教師のバトンを誰の手に? ~不平不満からしか生まれない希望~

 昨年ツイッターで話題になった「#教師のバトン」というプロジェクト。現役の教師から、未来の教師に向けて教師の魅力を伝えてほしいとして、教員不足に悩む文科省が始めた「リレー」だ。当然のように、大炎上。教師のバトンは火炎瓶となり、文科省に投げ込まれた。当たり前だ。僕が最初に思ったのは、こうなることを読めなかった文科省の現状把握能力は、ここまで皆無だったのかということだった。文科省は、教育先進国と言われるフィンランドの現場でも見ているのではないかと疑ったほどだ。

 さて、この「#教師のバトン」の大炎上。肯定的に見るか、否定的に見るか。僕は迷わず肯定だ。日本の教育現場がこのままでいいと思っている人は、おそらくほとんどいないだろう。それでも、日本では、こういうことが噴出したとき、「現状の制度に不平不満を言ったり批判したりするだけでは何も変わらない」「不平不満や批判ばかり言わずに、自分にできることを黙ってやろう」という一見前向きに聞こえる声が大きくなる。これは、かなり危険な兆候だと思う。現状の制度に不平不満を言わず、批判もせずに個々人がそれぞれ黙って頑張るだけでは何も変わらない。そんなことはないという人もいるかもしれない。確かに自分の周囲には何か多少プラスの変化はあるかもしれない。でも「制度」は決して変わらない。変える方法は唯一つ。不平不満を言いながら、しっかり批判しながら、行動することだ。毒を全部出して、見たくないものに目を向けて、耳を塞ぎたくなるような声に耳を傾けてからでないと、何も変わらないのだ。
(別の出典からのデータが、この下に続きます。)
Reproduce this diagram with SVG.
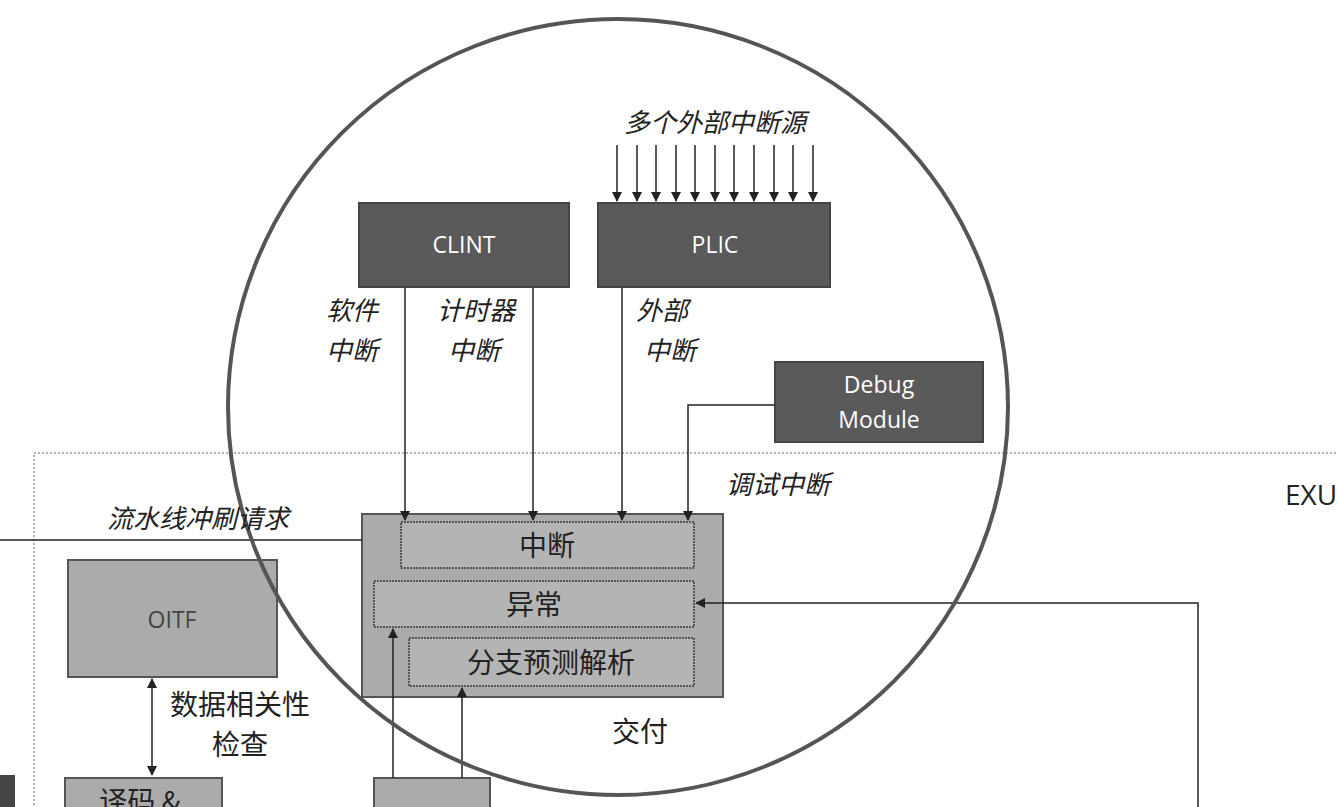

 楽しそうに働いてない先生を見て、子どもは先生になりたいなんて思わない。その通りだと思う。しかし、それと同じように、現状の制度に不平不満をぶつけて行動して、自分たちの手で世界は良い方向に変えられることを示さない先生を見て、子どもは自分たちの手で世界を良い方向に変えてやろうなんて思わない。思わないどころか、変えられることを知らず、ただ現状の体制に服従するのみだろう。「どうせ変わらない」と。どこかで聞いたことがないだろうか。「選挙なんか行ってもどうせ何も変わらない」と同じだ。楽しそうに働く姿を見せることも大事だと思う。同じように、世界を変えるために闘う姿勢を見せることも大事なのだ。そして、不平不満を言うことと、楽しむことは、決して相反するものではない。同時に存在し得うる。子どもは、先生を見ている。子どもは、この「リレー」の観客なのだ。明らかに異常な日本の教育現場。そのおかしなバトンを、こんなものを次世代に渡せるかと、火炎瓶にして文科省に投げ込んだ先生たちを、僕は立派だと思う。
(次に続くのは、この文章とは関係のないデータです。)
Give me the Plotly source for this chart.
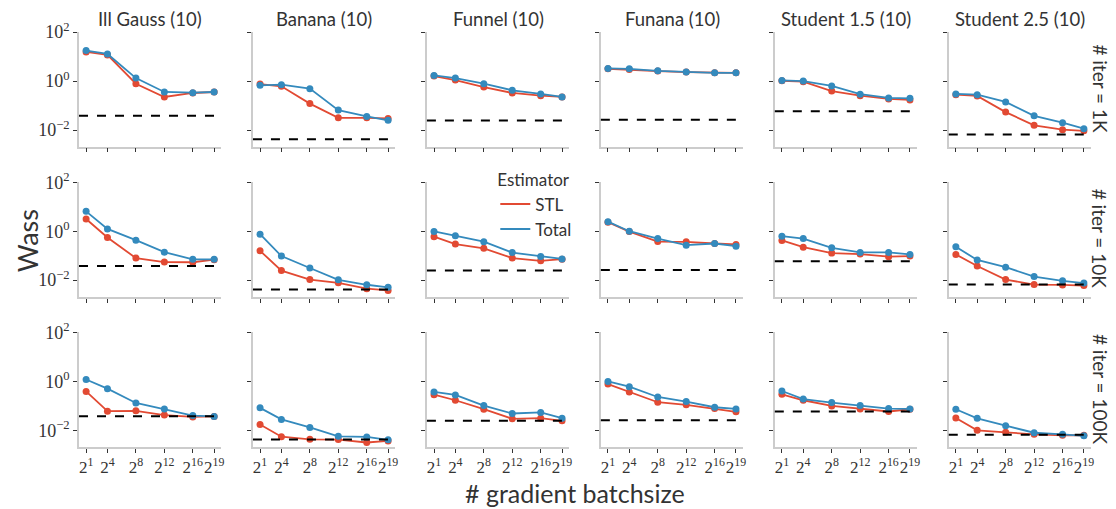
import plotly.graph_objects as go
from plotly.subplots import make_subplots

# x positions are log2 of the batchsize
batch_exp = [1, 4, 8, 12, 16, 19]
batch_labels = ["2<sup>1</sup>", "2<sup>4</sup>", "2<sup>8</sup>",
                "2<sup>12</sup>", "2<sup>16</sup>", "2<sup>19</sup>"]

tasks = ["Ill Gauss (10)", "Banana (10)", "Funnel (10)",
         "Funana (10)", "Student 1.5 (10)", "Student 2.5 (10)"]
iters = ["# iter = 1K", "# iter = 10K", "# iter = 100K"]

# dashed reference level per task
ref_level = [0.038, 0.0042, 0.0246, 0.026, 0.059, 0.0066]

stl_1k = [
    [15.5, 11.7, 0.78, 0.224, 0.326, 0.358],
    [0.755, 0.61, 0.12, 0.0316, 0.0316, 0.0296],
    [1.6, 1.1, 0.57, 0.326, 0.254, 0.224],
    [3.17, 2.97, 2.55, 2.32, 2.18, 2.18],
    [1.03, 0.94, 0.39, 0.254, 0.186, 0.17],
    [0.278, 0.246, 0.054, 0.0155, 0.0103, 0.0093],
]
total_1k = [
    [17.6, 12.8, 1.32, 0.358, 0.335, 0.358],
    [0.67, 0.71, 0.49, 0.065, 0.036, 0.025],
    [1.7, 1.32, 0.78, 0.42, 0.297, 0.224],
    [3.27, 3.17, 2.63, 2.32, 2.18, 2.18],
    [1.06, 1.0, 0.63, 0.29, 0.204, 0.198],
    [0.297, 0.278, 0.14, 0.038, 0.02, 0.0113],
]
stl_10k = [
    [3.15, 0.555, 0.080, 0.055, 0.054, 0.0686],
    [0.159, 0.0246, 0.0106, 0.0078, 0.0045, 0.0038],
    [0.6, 0.3, 0.2, 0.08, 0.062, 0.072],
    [2.32, 0.97, 0.38, 0.37, 0.316, 0.288],
    [0.42, 0.224, 0.128, 0.117, 0.091, 0.097],
    [0.113, 0.038, 0.0106, 0.0066, 0.0064, 0.006],
]
total_10k = [
    [6.5, 1.24, 0.43, 0.14, 0.071, 0.071],
    [0.755, 0.097, 0.0316, 0.0103, 0.0065, 0.0051],
    [0.98, 0.655, 0.375, 0.134, 0.092, 0.074],
    [2.47, 1.0, 0.5, 0.27, 0.316, 0.246],
    [0.63, 0.5, 0.21, 0.136, 0.136, 0.113],
    [0.23, 0.067, 0.034, 0.014, 0.0094, 0.0076],
]
stl_100k = [
    [0.39, 0.061, 0.063, 0.042, 0.0355, 0.037],
    [0.0175, 0.0055, 0.0043, 0.0042, 0.0032, 0.0037],
    [0.288, 0.17, 0.073, 0.0296, 0.0316, 0.0246],
    [0.78, 0.37, 0.141, 0.11, 0.078, 0.057],
    [0.297, 0.17, 0.1, 0.075, 0.059, 0.073],
    [0.032, 0.01, 0.0083, 0.0069, 0.0063, 0.0063],
]
total_100k = [
    [1.2, 0.505, 0.132, 0.075, 0.04, 0.037],
    [0.083, 0.028, 0.0132, 0.0057, 0.0054, 0.0041],
    [0.37, 0.28, 0.103, 0.049, 0.054, 0.0316],
    [1.0, 0.61, 0.231, 0.15, 0.088, 0.075],
    [0.405, 0.19, 0.136, 0.103, 0.078, 0.075],
    [0.073, 0.031, 0.0155, 0.008, 0.0069, 0.006],
]

stl_rows = [stl_1k, stl_10k, stl_100k]
total_rows = [total_1k, total_10k, total_100k]

RED = "#E24A33"
BLUE = "#348ABD"
TEXT = "#333333"
SERIF = "Liberation Serif"
SANS = "Lato"

# the page body has an 8px margin, so the figure is drawn 8px in from the corner
OFF = 8
W, H = 1116 - OFF, 509 - OFF
ml, mt = 78.7 - OFF, 30 - OFF
mr = W - (1090.7 - OFF)
mb = H - (447 - OFF)
PW, PH = W - ml - mr, H - mt - mb


def px2x(px):
    # screenshot pixel column -> plotly paper x
    return (px - OFF - ml) / PW


def px2y(py):
    return (H - mb - (py - OFF)) / PH


fig = make_subplots(rows=3, cols=6, shared_yaxes=True,
                    horizontal_spacing=31.7 / PW,
                    vertical_spacing=35.7 / PH)

for r in range(3):
    for c in range(6):
        fig.add_trace(go.Scatter(x=batch_exp, y=stl_rows[r][c], mode="lines+markers",
                                 line=dict(color=RED, width=1.8),
                                 marker=dict(color=RED, size=7), showlegend=False),
                      row=r + 1, col=c + 1)
        fig.add_trace(go.Scatter(x=batch_exp, y=total_rows[r][c], mode="lines+markers",
                                 line=dict(color=BLUE, width=1.8),
                                 marker=dict(color=BLUE, size=7), showlegend=False),
                      row=r + 1, col=c + 1)
        idx = r * 6 + c + 1
        xr = "x" if idx == 1 else f"x{idx}"
        yr = "y" if idx == 1 else f"y{idx}"
        fig.add_shape(type="line", xref=f"{xr} domain", yref=yr, x0=0, x1=1,
                      y0=ref_level[c], y1=ref_level[c],
                      line=dict(color="black", width=2, dash="dash"))

# legend-only entries (lines only, as in the reference)
fig.add_trace(go.Scatter(x=[None], y=[None], mode="lines", name="STL",
                         line=dict(color=RED, width=2)), row=2, col=3)
fig.add_trace(go.Scatter(x=[None], y=[None], mode="lines", name="Total",
                         line=dict(color=BLUE, width=2)), row=2, col=3)

fig.update_xaxes(range=[0, 20], tickvals=batch_exp, ticktext=batch_labels, tickangle=0,
                 showgrid=False, zeroline=False, showline=True, linecolor="#cccccc",
                 linewidth=1.5, ticks="outside", ticklen=4, tickcolor="#333333",
                 tickfont=dict(family=SERIF, size=17, color=TEXT))
for r in (1, 2):
    for c in range(1, 7):
        fig.update_xaxes(showticklabels=False, row=r, col=c)

fig.update_yaxes(type="log", range=[-2.68, 2.005], tickvals=[0.01, 1, 100],
                 ticktext=["10<sup>−2</sup>", "10<sup>0</sup>", "10<sup>2</sup>"],
                 showgrid=False, zeroline=False, showline=True, linecolor="#cccccc",
                 linewidth=1.5, ticks="outside", ticklen=4, tickcolor="#333333",
                 tickfont=dict(family=SERIF, size=18, color=TEXT))


def label(text, px, py, size, angle=0):
    return dict(text=text, x=px2x(px), y=px2y(py), xref="paper", yref="paper",
                xanchor="center", yanchor="middle", textangle=angle, showarrow=False,
                font=dict(family=SANS, size=size, color=TEXT))


annotations = [label(t, 150 + 174 * c, 17, 18.5) for c, t in enumerate(tasks)]
row_centers = [87, 238, 389]
annotations += [label(t, 1100, row_centers[r], 19, 90) for r, t in enumerate(iters)]
annotations.append(label("Wass", 28, 240, 27, -90))
annotations.append(label("# gradient batchsize", 575, 493, 25))

fig.update_layout(
    width=W, height=H,
    margin=dict(l=ml, r=mr, t=mt, b=mb),
    paper_bgcolor="white", plot_bgcolor="white",
    annotations=annotations,
    legend=dict(title=dict(text="Estimator", font=dict(family=SANS, size=17, color=TEXT)),
                x=px2x(495), y=px2y(163), xanchor="left", yanchor="top",
                bgcolor="rgba(0,0,0,0)", font=dict(family=SANS, size=17, color=TEXT),
                itemwidth=30, tracegroupgap=0),
)

fig.write_html("out.html")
 北欧のとある国にある「女性の日」というものがある。1975年10月24日の出来事なので、約45年前だ。この日、この国の女性たちは、男女の給与格差や性別による役割分担にNOを唱えるストライキを起こしたのだ。多くの女性が、家事や育児などの無償ケア労働も含めて一切の仕事をせず、街へと出た。当然ながらSNSなんて存在していないし、そもそも携帯電話も一般に普及していない時代なので、その連帯たるや並大抵のものではない。彼女たちは、不平不満をぶちまけ、行動し、世界を変える一歩を踏み出したのだ。そして、その国は、34年後の2009年にジェンダーギャップ指数ランキングでトップに立つ。そしてそこから現在に至るまで12年連続トップだ。そのスコアも、0.8台に乗せている国がたった9か国の中、0.9に迫る勢いだ。(スコアの最大は1.0)これは、北欧の島国アイスランドでの出来事。もちろん、ジェンダーギャップ指数が、どれほど実情を捉えているかは、多少の疑問もある。しかし、それでもこの結果は素晴らしいもので、その始点は「不平不満」なのだ。ちなみに2021年の日本は0.656で156か国中120位。
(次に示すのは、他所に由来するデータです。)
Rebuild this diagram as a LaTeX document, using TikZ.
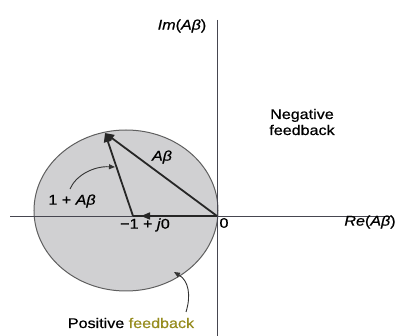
\documentclass[tikz,border=0pt]{standalone}
\usepackage{fontspec}
\setmainfont[FakeStretch=1.15,FakeBold=0.6]{Liberation Sans}
\usetikzlibrary{arrows.meta}
\definecolor{diskfill}{RGB}{208,208,210}
\definecolor{diskedge}{RGB}{95,95,95}
\definecolor{axiscol}{RGB}{70,70,80}
\definecolor{fbyellow}{RGB}{150,140,30}
\tikzset{
  lbl/.style={font=\fontsize{14}{16}\selectfont, inner sep=0pt},
  axisline/.style={draw=axiscol, line width=0.9pt},
  vec/.style={draw=black!85, line width=1.8pt, -{Triangle[length=9pt,width=8pt]}},
  thinarrow/.style={draw=black!80, line width=0.9pt, -{Triangle[length=6pt,width=5pt]}}
}
\begin{document}
\begin{tikzpicture}[x=1pt,y=-1pt]
\useasboundingbox (0,0) rectangle (400,336);
% disk
\filldraw[fill=diskfill, draw=diskedge, line width=1pt] (126,210.5) ellipse [x radius=92, y radius=80.5];
% axes
\coordinate (xl) at (10,216);
\coordinate (xr) at (392,216);
\coordinate (yt) at (217,20);
\coordinate (yb) at (217,336);
\draw[axisline] (xl) -- (xr);
\draw[axisline] (yt) -- (yb);
% points
\coordinate (O) at (217,216);
\coordinate (M) at (133,216);
\coordinate (T) at (105,133);
\coordinate (Mh) at (141,216);
% vectors
\draw[vec] (O) -- (T);
\draw[vec] (M) -- (T);
\draw[draw=black!85, line width=1.6pt] (O) -- (M);
\draw[line width=1.6pt, -{Triangle[length=9pt,width=7pt]}, draw=black!85] (O) -- (Mh);
% labels
\node[lbl] (im) at (182,26) {\textit{Im}(\textit{Aβ})};
\node[lbl] (re) at (370,222) {\textit{Re}(\textit{Aβ})};
\node[lbl] (zero) at (224,223) {0};
\node[lbl] (m1) at (145,225) {−1 + \textit{j}0};
\node[lbl] (ab) at (162,157) {\textit{Aβ}};
\node[lbl] (opab) at (72,201) {1 + \textit{Aβ}};
\node[lbl, align=center] (neg) at (302,122) {Negative\\feedback};
\node[lbl] (pos) at (131,323) {Positive \textcolor{fbyellow}{feedback}};
% curved arrows
\coordinate (c1s) at (70,189);
\coordinate (c1e) at (115,167);
\draw[thinarrow] (c1s) .. controls (76,175) and (94,166) .. (c1e);
\coordinate (c2s) at (186,312);
\coordinate (c2e) at (174,272);
\draw[thinarrow] (c2s) .. controls (191,296) and (189,281) .. (c2e);
\end{tikzpicture}
\end{document}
 アイスランドのジェンダーギャップ指数は、決して特異的な例外ではなく、歴史の王道だ。今、僕たちが生きる世界を構成するあらゆるポジティブな制度は、名もない先人たちの「不平不満」の結果なのだ。そこからしか、変革は何も生まれない。10年後、20年後、50年後の先生たちの人権が守られているか、笑顔が守られているか。それは、今の先生たちの不平不満、そして行動、それに追従する社会の流れにかかっているのだと感じている。もちろん、これは是非ストライキをしろという話ではない。どうか「#教師のバトン」が始点となり、新たなバトンが次世代に渡されることを切に願うばかりだ。

 天高く聳える理想が希望になるのではなく、雑踏に踏まれて汚れてくしゃくしゃになった、地べたに落ちているひとつひとつの不平や不満が、未来への希望になるのだと強く思う。